_WRITTEN INSTRUCTION:_ Tell how many lines in these records contain the string "this", with only the number as the reply.

[Entries taken from a collection]
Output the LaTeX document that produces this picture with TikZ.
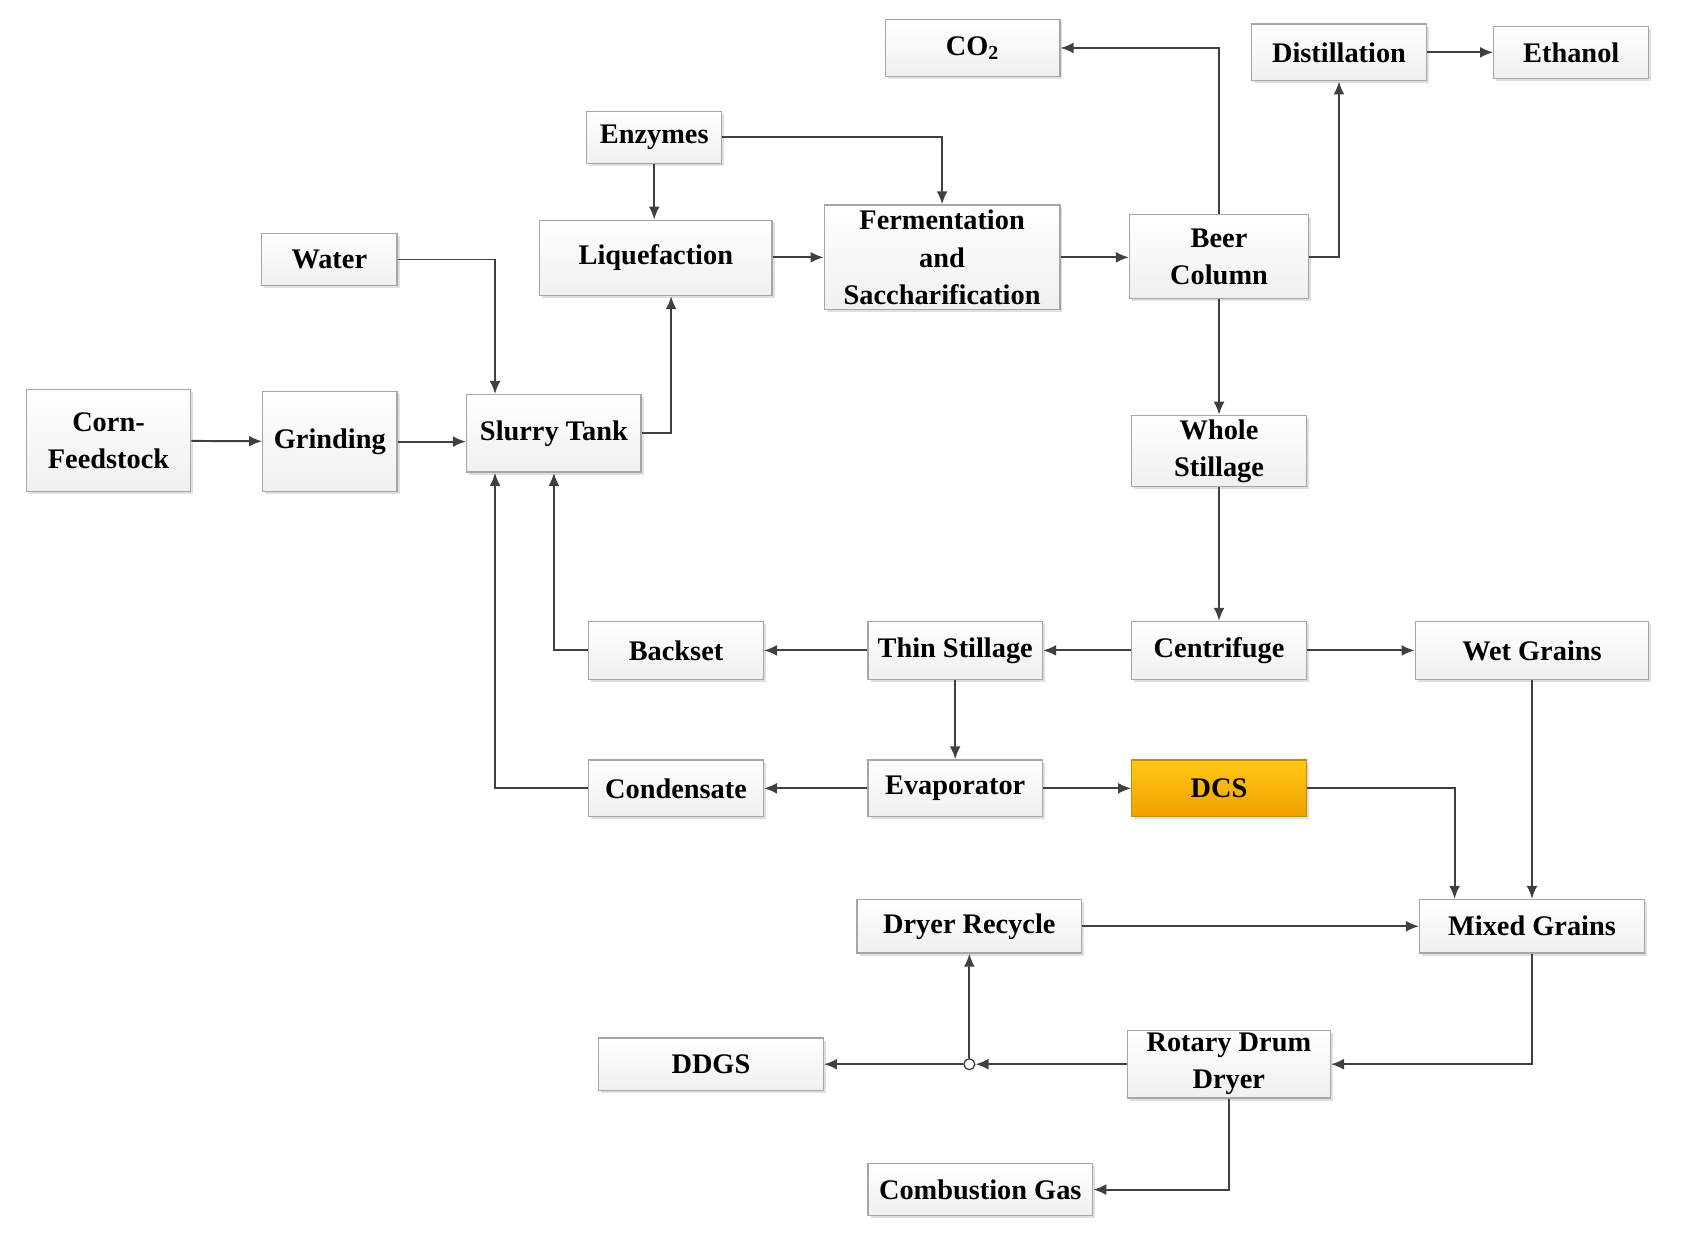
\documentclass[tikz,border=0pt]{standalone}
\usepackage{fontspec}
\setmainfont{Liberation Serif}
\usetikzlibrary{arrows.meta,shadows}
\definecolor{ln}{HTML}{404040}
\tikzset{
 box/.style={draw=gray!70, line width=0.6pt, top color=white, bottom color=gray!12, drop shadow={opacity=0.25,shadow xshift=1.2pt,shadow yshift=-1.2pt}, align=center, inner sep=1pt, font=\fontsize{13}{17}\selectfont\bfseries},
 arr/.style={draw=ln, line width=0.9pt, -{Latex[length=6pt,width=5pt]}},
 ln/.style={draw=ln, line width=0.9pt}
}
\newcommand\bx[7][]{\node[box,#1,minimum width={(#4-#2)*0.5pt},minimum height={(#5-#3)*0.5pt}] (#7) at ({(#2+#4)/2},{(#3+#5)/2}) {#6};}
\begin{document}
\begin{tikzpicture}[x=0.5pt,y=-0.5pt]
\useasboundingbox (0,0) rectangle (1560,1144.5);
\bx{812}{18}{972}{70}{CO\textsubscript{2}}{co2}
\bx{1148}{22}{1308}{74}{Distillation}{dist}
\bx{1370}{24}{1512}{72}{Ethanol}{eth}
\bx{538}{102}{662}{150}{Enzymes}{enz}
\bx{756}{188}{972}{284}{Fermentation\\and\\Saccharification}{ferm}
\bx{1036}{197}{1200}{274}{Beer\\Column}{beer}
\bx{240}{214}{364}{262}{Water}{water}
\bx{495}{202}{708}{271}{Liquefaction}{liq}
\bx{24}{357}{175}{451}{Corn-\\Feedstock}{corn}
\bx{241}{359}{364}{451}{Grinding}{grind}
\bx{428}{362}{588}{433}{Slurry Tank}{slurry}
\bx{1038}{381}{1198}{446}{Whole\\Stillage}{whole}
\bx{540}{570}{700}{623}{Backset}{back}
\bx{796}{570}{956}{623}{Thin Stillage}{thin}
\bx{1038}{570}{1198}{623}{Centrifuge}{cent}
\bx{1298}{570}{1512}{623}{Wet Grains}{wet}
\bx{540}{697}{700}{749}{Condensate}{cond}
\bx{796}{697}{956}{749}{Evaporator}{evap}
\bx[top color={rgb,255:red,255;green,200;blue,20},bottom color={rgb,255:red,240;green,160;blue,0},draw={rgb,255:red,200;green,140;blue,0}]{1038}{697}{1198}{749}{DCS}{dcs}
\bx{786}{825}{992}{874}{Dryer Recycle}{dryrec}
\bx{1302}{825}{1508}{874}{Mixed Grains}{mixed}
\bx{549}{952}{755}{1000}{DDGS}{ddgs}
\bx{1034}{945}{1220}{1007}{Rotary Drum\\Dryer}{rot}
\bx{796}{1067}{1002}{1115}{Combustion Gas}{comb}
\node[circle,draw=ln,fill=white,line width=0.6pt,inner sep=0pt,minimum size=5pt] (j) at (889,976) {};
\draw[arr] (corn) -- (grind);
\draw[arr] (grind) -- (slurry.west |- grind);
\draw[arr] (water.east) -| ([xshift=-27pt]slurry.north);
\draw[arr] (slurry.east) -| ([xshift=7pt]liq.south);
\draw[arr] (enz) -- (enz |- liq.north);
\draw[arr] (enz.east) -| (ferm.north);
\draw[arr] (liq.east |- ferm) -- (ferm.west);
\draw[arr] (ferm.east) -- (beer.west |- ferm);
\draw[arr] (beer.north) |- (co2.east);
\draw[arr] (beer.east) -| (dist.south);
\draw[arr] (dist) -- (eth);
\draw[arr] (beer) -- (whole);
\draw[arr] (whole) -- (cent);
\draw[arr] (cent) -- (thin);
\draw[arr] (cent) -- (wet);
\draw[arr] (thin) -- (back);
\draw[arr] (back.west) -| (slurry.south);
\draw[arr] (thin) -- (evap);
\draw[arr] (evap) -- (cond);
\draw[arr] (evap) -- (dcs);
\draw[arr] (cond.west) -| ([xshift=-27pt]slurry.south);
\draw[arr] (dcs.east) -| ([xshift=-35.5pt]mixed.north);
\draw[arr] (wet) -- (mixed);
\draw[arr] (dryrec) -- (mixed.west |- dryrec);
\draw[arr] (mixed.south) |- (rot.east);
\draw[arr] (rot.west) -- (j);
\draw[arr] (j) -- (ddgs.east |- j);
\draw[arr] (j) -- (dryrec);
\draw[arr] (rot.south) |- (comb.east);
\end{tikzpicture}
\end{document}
* * *
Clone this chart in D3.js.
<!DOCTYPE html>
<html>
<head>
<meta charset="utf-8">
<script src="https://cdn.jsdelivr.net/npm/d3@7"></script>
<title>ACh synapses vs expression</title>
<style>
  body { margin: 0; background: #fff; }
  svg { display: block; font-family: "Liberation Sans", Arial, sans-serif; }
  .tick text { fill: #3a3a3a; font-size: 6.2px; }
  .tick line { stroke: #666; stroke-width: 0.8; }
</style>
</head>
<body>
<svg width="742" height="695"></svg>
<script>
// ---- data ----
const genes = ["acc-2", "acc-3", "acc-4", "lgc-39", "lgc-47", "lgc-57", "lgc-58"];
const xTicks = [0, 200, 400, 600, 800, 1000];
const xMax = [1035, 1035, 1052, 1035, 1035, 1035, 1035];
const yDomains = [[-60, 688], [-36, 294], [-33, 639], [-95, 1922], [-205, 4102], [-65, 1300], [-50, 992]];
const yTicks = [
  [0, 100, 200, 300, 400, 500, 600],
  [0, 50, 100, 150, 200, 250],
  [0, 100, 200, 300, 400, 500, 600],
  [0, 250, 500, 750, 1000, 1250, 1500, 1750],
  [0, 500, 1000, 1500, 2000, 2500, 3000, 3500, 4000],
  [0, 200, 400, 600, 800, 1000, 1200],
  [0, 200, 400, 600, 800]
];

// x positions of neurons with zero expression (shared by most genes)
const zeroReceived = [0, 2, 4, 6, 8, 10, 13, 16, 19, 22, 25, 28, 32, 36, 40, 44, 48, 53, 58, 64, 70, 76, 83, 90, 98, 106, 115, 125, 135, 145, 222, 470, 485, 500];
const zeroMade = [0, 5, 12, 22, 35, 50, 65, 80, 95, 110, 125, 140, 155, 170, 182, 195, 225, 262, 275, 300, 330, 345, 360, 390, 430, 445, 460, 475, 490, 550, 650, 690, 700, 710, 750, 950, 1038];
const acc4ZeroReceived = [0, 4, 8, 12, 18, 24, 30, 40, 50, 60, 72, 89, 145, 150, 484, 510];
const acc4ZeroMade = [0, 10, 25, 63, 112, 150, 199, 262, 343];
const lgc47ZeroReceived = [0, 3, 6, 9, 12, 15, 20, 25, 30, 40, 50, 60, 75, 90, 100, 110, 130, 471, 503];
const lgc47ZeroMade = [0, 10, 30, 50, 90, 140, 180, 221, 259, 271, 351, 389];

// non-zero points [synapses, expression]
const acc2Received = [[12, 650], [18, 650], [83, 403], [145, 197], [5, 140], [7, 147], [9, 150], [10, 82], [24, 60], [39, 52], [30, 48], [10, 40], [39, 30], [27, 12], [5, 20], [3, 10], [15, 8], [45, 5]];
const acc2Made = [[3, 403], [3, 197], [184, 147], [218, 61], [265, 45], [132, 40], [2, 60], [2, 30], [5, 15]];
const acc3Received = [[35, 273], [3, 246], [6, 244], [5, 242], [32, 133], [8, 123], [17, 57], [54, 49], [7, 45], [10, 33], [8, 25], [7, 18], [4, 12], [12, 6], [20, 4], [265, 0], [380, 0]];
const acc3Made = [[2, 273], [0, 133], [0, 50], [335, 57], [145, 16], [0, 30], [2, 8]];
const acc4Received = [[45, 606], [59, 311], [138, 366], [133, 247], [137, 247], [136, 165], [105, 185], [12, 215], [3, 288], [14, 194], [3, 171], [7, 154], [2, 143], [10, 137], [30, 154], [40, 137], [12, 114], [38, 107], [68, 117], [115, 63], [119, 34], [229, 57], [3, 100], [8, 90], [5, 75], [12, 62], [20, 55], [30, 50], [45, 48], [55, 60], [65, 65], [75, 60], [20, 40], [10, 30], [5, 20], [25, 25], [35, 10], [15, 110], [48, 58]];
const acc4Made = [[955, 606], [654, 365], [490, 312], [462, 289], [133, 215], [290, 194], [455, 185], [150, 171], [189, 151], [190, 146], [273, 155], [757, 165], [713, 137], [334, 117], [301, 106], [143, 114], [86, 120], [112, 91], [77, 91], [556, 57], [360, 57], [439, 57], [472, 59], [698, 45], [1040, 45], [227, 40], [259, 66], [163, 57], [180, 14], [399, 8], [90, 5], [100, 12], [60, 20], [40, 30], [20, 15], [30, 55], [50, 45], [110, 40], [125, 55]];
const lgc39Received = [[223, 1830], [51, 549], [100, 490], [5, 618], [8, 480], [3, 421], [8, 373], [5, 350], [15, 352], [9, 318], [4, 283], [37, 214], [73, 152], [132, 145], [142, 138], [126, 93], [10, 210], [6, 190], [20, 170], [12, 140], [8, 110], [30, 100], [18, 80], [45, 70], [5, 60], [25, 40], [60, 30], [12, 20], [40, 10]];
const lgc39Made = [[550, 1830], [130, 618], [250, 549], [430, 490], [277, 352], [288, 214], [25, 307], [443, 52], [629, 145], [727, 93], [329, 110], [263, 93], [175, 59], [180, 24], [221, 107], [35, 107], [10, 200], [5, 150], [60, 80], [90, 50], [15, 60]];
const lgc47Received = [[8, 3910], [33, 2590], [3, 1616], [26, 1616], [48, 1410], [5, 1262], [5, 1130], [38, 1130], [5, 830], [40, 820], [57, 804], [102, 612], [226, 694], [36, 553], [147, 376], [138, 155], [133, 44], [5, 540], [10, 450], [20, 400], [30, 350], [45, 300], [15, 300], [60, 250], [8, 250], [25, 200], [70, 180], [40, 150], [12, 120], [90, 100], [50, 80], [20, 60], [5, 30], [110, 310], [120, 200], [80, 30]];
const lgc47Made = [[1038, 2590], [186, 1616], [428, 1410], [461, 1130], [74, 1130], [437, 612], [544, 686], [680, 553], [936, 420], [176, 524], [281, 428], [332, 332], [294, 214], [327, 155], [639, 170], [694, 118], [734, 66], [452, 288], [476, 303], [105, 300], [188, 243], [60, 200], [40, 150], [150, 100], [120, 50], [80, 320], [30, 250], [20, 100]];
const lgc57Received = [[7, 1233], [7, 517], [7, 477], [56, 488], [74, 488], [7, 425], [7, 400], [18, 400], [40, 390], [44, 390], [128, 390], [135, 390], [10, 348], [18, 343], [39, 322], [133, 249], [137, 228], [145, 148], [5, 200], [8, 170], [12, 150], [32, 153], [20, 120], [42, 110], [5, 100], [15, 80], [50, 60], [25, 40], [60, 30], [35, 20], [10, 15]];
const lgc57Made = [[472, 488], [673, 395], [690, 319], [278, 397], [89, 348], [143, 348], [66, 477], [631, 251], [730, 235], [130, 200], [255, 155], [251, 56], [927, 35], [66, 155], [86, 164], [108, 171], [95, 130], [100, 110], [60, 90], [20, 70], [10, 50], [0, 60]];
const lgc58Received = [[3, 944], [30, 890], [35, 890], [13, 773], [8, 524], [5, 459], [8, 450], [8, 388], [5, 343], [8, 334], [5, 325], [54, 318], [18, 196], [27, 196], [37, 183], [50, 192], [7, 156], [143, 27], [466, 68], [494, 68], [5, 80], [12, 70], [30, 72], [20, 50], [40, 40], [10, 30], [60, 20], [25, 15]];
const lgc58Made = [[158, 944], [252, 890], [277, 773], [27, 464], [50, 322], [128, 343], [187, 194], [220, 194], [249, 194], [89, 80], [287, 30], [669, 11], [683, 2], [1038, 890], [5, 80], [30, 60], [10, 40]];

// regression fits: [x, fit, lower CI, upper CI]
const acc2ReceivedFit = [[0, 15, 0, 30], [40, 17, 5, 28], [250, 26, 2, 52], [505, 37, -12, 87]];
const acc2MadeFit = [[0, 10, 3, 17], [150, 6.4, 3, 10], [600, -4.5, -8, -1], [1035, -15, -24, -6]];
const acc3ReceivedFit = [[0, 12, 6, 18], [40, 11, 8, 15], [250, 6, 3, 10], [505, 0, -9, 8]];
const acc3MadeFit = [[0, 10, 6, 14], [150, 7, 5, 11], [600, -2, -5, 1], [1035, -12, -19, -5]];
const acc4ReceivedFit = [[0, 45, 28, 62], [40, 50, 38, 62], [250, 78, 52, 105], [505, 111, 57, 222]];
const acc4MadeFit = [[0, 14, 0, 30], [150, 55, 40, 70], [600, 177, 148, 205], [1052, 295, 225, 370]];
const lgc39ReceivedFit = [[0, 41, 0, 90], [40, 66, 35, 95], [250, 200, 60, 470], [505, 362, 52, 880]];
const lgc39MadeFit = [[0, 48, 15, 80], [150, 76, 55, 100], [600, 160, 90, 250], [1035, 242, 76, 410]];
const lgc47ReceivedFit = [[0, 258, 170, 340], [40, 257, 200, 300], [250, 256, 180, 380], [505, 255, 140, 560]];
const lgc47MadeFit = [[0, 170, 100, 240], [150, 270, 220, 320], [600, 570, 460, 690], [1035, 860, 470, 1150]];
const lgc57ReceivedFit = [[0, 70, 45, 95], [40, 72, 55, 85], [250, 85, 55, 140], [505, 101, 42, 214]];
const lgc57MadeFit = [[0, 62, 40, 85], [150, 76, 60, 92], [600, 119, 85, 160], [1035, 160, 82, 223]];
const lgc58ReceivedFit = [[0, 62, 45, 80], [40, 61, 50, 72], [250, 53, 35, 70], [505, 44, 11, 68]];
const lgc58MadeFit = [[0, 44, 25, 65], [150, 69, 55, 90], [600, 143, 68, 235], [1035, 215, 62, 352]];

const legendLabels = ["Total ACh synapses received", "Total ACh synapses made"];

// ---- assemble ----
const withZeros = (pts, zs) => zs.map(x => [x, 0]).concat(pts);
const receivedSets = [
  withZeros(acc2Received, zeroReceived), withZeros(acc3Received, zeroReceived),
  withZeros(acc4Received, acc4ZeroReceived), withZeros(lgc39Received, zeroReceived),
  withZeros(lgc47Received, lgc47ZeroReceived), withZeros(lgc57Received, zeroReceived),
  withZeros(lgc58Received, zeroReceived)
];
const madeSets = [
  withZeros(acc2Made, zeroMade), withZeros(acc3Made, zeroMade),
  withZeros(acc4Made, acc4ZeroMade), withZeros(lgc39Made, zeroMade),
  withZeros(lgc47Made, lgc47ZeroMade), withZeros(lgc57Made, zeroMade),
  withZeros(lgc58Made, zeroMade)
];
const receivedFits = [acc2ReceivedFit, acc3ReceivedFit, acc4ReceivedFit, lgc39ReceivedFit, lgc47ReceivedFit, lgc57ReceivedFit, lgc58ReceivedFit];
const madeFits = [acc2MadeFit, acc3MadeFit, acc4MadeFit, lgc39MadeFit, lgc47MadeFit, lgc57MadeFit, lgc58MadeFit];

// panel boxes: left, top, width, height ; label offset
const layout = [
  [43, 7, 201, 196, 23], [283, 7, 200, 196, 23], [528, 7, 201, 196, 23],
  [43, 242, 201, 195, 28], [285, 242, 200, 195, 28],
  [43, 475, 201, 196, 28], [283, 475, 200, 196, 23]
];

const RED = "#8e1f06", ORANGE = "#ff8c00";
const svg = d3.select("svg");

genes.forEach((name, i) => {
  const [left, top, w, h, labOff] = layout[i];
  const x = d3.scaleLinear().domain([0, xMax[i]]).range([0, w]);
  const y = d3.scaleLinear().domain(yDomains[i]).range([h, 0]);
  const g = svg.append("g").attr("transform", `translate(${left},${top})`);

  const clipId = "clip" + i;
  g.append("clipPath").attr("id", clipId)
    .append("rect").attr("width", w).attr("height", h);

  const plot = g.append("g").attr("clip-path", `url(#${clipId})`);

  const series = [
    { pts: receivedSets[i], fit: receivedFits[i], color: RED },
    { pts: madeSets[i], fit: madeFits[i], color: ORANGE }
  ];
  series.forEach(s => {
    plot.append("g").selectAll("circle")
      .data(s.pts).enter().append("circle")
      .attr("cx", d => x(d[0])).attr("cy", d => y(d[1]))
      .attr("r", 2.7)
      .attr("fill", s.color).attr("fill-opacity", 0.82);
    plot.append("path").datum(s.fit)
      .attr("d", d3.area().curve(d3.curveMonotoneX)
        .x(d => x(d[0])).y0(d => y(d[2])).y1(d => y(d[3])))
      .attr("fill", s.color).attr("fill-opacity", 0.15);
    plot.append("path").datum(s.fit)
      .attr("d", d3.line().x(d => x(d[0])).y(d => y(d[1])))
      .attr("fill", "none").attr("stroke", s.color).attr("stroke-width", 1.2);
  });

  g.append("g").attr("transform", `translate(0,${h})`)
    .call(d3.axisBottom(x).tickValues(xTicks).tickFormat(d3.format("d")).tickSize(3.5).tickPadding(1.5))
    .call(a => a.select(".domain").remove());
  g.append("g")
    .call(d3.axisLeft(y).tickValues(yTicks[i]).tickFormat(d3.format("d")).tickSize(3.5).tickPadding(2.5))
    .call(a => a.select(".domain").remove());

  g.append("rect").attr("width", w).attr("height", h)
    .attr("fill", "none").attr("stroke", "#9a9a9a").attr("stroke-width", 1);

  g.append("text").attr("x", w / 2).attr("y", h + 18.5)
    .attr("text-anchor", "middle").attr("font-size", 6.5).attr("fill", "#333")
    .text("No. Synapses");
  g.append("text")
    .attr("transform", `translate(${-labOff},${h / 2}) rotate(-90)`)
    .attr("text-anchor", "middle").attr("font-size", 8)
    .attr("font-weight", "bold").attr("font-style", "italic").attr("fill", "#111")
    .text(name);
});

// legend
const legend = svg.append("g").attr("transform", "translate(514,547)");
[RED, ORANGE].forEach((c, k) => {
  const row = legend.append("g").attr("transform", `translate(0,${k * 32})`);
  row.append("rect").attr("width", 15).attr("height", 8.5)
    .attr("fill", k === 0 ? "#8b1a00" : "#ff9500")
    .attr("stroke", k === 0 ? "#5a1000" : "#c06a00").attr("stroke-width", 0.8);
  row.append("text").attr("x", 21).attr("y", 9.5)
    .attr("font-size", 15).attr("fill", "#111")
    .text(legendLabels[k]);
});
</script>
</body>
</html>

_RESULT OF THE EXERCISE:_ 2